Car faire confiance cela demande du temps et de la disponibilité. Pas facile pour des écoles ou des universités qui gèrent de nombreux vacataires et au sein desquels même les permanents ne bénéficient pas toujours de bureau. Et pourtant, comme le confie Bernard Belletante, président du chapitre des écoles de management au sein de la Conférence des grandes écoles et directeur général du groupe Euromed à Marseille, « il faut une vraie révolution de la relation entre l’élève et l’enseignant, qu’on peut alors appeler coach. Les élèves n’ont plus besoin de rendez-vous réguliers avec leurs professeurs mais à la demande et en fonction de leur besoins ».
De plus tous les élèves ne sont pas forcément séduits par une démarche qui les amène à être beaucoup plus impliqués dans leur cursus. Notamment quand ils sortent de classes préparatoires, il faut les amener progressivement être acteurs de leur cursus quand, jusque-là, ils étaient plutôt passifs. « En fait ils ne veulent plus de gavage de connaissances et, dans les six mois après leur arrivée, passent pour la plupart très bien à un nouveau système », explique encore Alain Ayache. « On les secoue du bain de la prépa en les faisant s’organiser en groupes pour qu’ils acquièrent peu à peu de l’autonomie », renchérit Fabrice Galia. Des élèves de prépas qui sont d’ailleurs très souvent aidés par la présence d’étudiants issus de l’université plus débrouillards qu’eux…
Encore de nombreux freins
Le sujet des compétences cristallise aussi des oppositions quasi philosophiques. On l’a vu dans l’enseignement secondaire, où le « Livret personne de compétences » a parfois bien du mal à s’imposer. On reproche en effet souvent à cette approche la sujétion qu’elle impliquerait vis-à-vis de l’entreprise. « La notion de compétence traduit clairement une perspective utilitariste chère au monde anglo-saxon : la cognition est subordonnée à l’action, elle-même finalisée par un problème à résoudre », explique ainsi Marcel Crahay, enseignant à l’Université de Genève. « Attention, sous couvert d’une démarche compétences, à ne pas se prêter au jeu qui consiste finalement à fournir aux entreprises une main d’œuvre opérationnelle à bon marché pour la réalisation de ses propres projets », redoute Laurent Hua. « Il ne faut pas aller uniquement dans le sens des demandes des entreprises qui auraient une vision trop « court termiste » et seraient prêtes à supprimer certains cours trop théoriques à leurs yeux. Même elles n’y ont pas intérêt et elles le savent », approuve Fabrice Galia.

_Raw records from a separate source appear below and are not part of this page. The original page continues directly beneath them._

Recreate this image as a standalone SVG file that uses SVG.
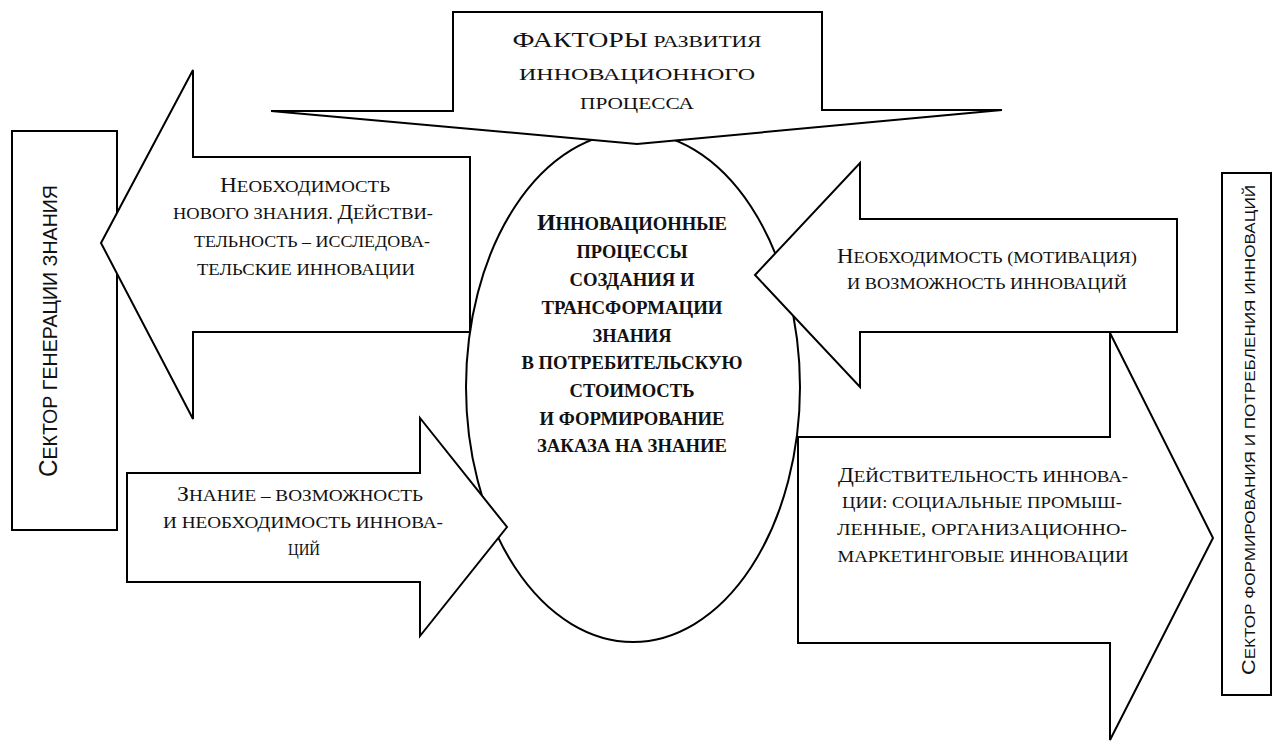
<svg xmlns="http://www.w3.org/2000/svg" width="1274" height="744" viewBox="0 0 1274 744">
<style>
.sh{fill:#fff;stroke:#000;stroke-width:2;stroke-linejoin:miter}
.t{font-family:"Liberation Serif","Times New Roman",serif;font-size:17px;text-anchor:middle;fill:#111}
.t .c{font-size:21px}
.b{font-family:"Liberation Serif","Times New Roman",serif;font-size:18px;font-weight:bold;text-anchor:middle;fill:#111}
.b .c{font-size:23px}
.s{font-family:"Liberation Sans",Arial,sans-serif;text-anchor:middle;fill:#111}
</style>
<rect width="1274" height="744" fill="#fff"/>
<g id="sector-left">
<rect class="sh" x="12" y="131" width="105" height="399"/>
<text class="s" font-size="21" transform="translate(57,331) rotate(-90)" textLength="292" lengthAdjust="spacingAndGlyphs"><tspan font-size="26">С</tspan>ЕКТОР ГЕНЕРАЦИИ ЗНАНИЯ</text>
</g>
<g id="sector-right">
<rect class="sh" x="1222" y="173" width="49" height="522"/>
<text class="s" font-size="15" transform="translate(1255,430) rotate(-90)" textLength="490" lengthAdjust="spacingAndGlyphs"><tspan font-size="19">С</tspan>ЕКТОР ФОРМИРОВАНИЯ И ПОТРЕБЛЕНИЯ ИННОВАЦИЙ</text>
</g>
<g id="center">
<ellipse class="sh" cx="633" cy="387" rx="167" ry="255" stroke-width="2.5"/>
<text class="b" x="632" y="230" textLength="190" lengthAdjust="spacingAndGlyphs"><tspan class="c">И</tspan>ННОВАЦИОННЫЕ</text>
<text class="b" x="632" y="258" textLength="111" lengthAdjust="spacingAndGlyphs">ПРОЦЕССЫ</text>
<text class="b" x="632" y="286" textLength="125" lengthAdjust="spacingAndGlyphs">СОЗДАНИЯ И</text>
<text class="b" x="632" y="314" textLength="181" lengthAdjust="spacingAndGlyphs">ТРАНСФОРМАЦИИ</text>
<text class="b" x="632" y="342" textLength="79" lengthAdjust="spacingAndGlyphs">ЗНАНИЯ</text>
<text class="b" x="632" y="369" textLength="221" lengthAdjust="spacingAndGlyphs">В ПОТРЕБИТЕЛЬСКУЮ</text>
<text class="b" x="632" y="397" textLength="125" lengthAdjust="spacingAndGlyphs">СТОИМОСТЬ</text>
<text class="b" x="632" y="425" textLength="185" lengthAdjust="spacingAndGlyphs">И ФОРМИРОВАНИЕ</text>
<text class="b" x="632" y="452" textLength="190" lengthAdjust="spacingAndGlyphs">ЗАКАЗА НА ЗНАНИЕ</text>
</g>
<g id="connectors">
<g id="arrow-factors">
<polygon class="sh" points="271,111 453,111 453,12 822,12 822,110 1002,110 637,144"/>
<text class="t" x="637" y="47" textLength="249" lengthAdjust="spacingAndGlyphs"><tspan font-size="22">ФАКТОРЫ</tspan> РАЗВИТИЯ</text>
<text class="t" x="637" y="80" font-size="18" textLength="236" lengthAdjust="spacingAndGlyphs">ИННОВАЦИОННОГО</text>
<text class="t" x="637" y="109" font-size="18" textLength="114" lengthAdjust="spacingAndGlyphs">ПРОЦЕССА</text>
</g>
<g id="arrow-left">
<polygon class="sh" points="101,243 193,70 193,157 470,157 470,332 193,332 193,419"/>
<text class="t" x="305" y="192" textLength="170" lengthAdjust="spacingAndGlyphs"><tspan class="c">Н</tspan>ЕОБХОДИМОСТЬ</text>
<text class="t" x="303" y="219" textLength="260" lengthAdjust="spacingAndGlyphs">НОВОГО ЗНАНИЯ. <tspan class="c">Д</tspan>ЕЙСТВИ-</text>
<text class="t" x="312" y="247" textLength="236" lengthAdjust="spacingAndGlyphs">ТЕЛЬНОСТЬ – ИССЛЕДОВА-</text>
<text class="t" x="306" y="275" textLength="218" lengthAdjust="spacingAndGlyphs">ТЕЛЬСКИЕ ИННОВАЦИИ</text>
</g>
<g id="arrow-knowledge">
<polygon class="sh" points="127,473 420,473 420,418 507,527 420,636 420,582 127,582"/>
<text class="t" x="300" y="501" textLength="246" lengthAdjust="spacingAndGlyphs"><tspan class="c">З</tspan>НАНИЕ  – ВОЗМОЖНОСТЬ</text>
<text class="t" x="303" y="528" textLength="280" lengthAdjust="spacingAndGlyphs">И НЕОБХОДИМОСТЬ ИННОВА-</text>
<text class="t" x="304" y="555" textLength="32" lengthAdjust="spacingAndGlyphs">ЦИЙ</text>
</g>
<g id="arrow-need">
<polygon class="sh" points="755,275 860,163 860,219 1177,219 1177,332 860,332 860,387"/>
<text class="t" x="987" y="263" textLength="300" lengthAdjust="spacingAndGlyphs"><tspan class="c">Н</tspan>ЕОБХОДИМОСТЬ (МОТИВАЦИЯ)</text>
<text class="t" x="987" y="289" textLength="280" lengthAdjust="spacingAndGlyphs">И ВОЗМОЖНОСТЬ ИННОВАЦИЙ</text>
</g>
<g id="arrow-reality">
<polygon class="sh" points="798,437 1110,437 1110,333 1213,538 1110,740 1110,643 798,643"/>
<text class="t" x="983" y="482" textLength="290" lengthAdjust="spacingAndGlyphs"><tspan class="c">Д</tspan>ЕЙСТВИТЕЛЬНОСТЬ ИННОВА-</text>
<text class="t" x="982" y="508" textLength="280" lengthAdjust="spacingAndGlyphs">ЦИИ: СОЦИАЛЬНЫЕ ПРОМЫШ-</text>
<text class="t" x="982" y="535" textLength="290" lengthAdjust="spacingAndGlyphs">ЛЕННЫЕ, ОРГАНИЗАЦИОННО-</text>
<text class="t" x="983" y="562" textLength="291" lengthAdjust="spacingAndGlyphs">МАРКЕТИНГОВЫЕ ИННОВАЦИИ</text>
</g>
</g>
</svg>
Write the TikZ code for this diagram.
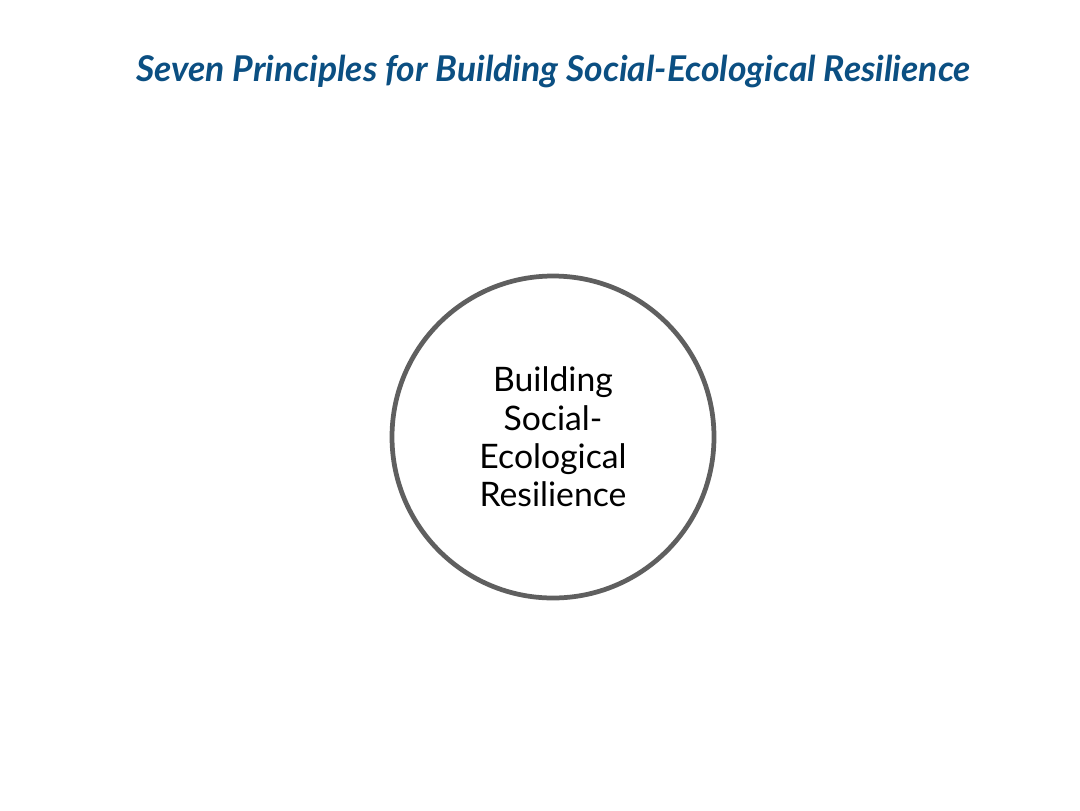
\documentclass[tikz,border=0pt]{standalone}
\usepackage{fontspec}
\setmainfont{Lato}
\definecolor{titleblue}{HTML}{0B4F82}
\definecolor{ringgray}{HTML}{5F5F5F}

\begin{document}
\begin{tikzpicture}[thick]
    % Canvas
    \useasboundingbox (0,0) rectangle (10.8,8.1);

    % Define coordinates
    \coordinate (T) at (5.535,7.29);
    \coordinate (C) at (5.53,3.73);

    % Title
    \node[anchor=base, text=titleblue, font=\fontsize{10.1}{12}\selectfont\bfseries\itshape] (title) at (T)
        {Seven Principles for Building Social-Ecological Resilience};

    % Central circle
    \node[circle, draw=ringgray, line width=1.35pt, minimum size=3.22cm, inner sep=0pt] (core) at (C) {};

    % Label inside circle
    \node[align=center, font=\fontsize{9.6}{10.9}\selectfont] (corelabel) at (core.center)
        {Building\\Social-\\Ecological\\Resilience};
\end{tikzpicture}
\end{document}
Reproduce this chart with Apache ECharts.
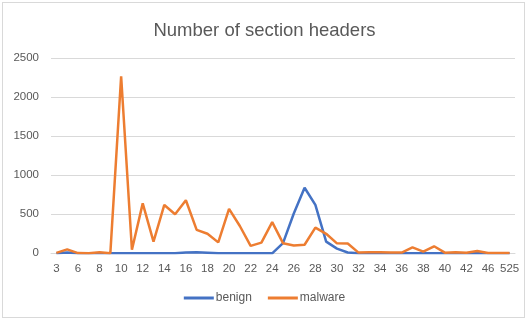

Mais les démarches projet et compétences se heurtent également à ce qu’on appelle « l’académisation » des enseignements. La priorité a en effet souvent été donnée ces dernières années à la reconnaissance académique. Des grandes écoles bâties sur un socle de praticiens ont recruté de nombreux enseignants-chercheurs pour passer sous les fourches caudines des organismes d’accréditation. Et du mot enseignant-chercheur, les grandes écoles, comme les universités, ont parfois oublié la première partie pour se focaliser sur une recherche porteuse en termes d’accréditations et de classements. Elles se retrouvent donc parfois avec, face à face, un corps académique centré sur sa carrière et ses publications et des étudiants qui ont l’impression d’être délaissés. Un débat qui est d’ailleurs mondial : beaucoup d’étudiants américains ont l’impression de « sponsoriser » par leurs frais de scolarité la recherche et les chercheurs sans y trouver pour eux-mêmes un retour sur investissement suivant. On est en tout cas-là bien loin d’un environnement favorable à la mise en œuvre d’une approche projet et compétences… Et pourtant, conclut Fabrice Gallia, « le diplôme ne fait pas en soi la différence. Ce sont les compétences et aptitudes qui le font ».
Olivier Rollot (@O_Rollot)
- Quand l’ECE valorise les projets de ses étudiants
- « A l’ECE, les projets ne sont plus désormais de simples exercices pédagogiques dont le but serait d’obtenir une note, ce sont de véritables réalisations d’ingénieurs en herbe, d’un niveau suffisamment élevé et professionnel pour être visibles, reconnus, et utilisés en tant qu’apports tangibles et innovants à la communauté scientifique, économique et industrielle », se réjouit Laurent Hua, le directeur de l’ECE à Paris. Une pédagogie qui implique également de la part des entreprises un regain d’intérêt pour des projets qui peuvent leur amener des résultats concrets. « Pour faire prendre conscience à nos étudiants de tous ces enjeux, ils suivent des cours de gestion et de connaissance de l’entreprise dès leur 3ème année », reprend Laurent Hua. De plus, comme dans l’entreprise, l’ECE s’attache à composer des groupes projet qui dépassent les seules amitiés pour être composés de personnalités complémentaires. Résultat, des idées innovantes et utiles comme, par exemple, un logiciel de reconnaissance visuelle qui permet de traduire le langage des signes.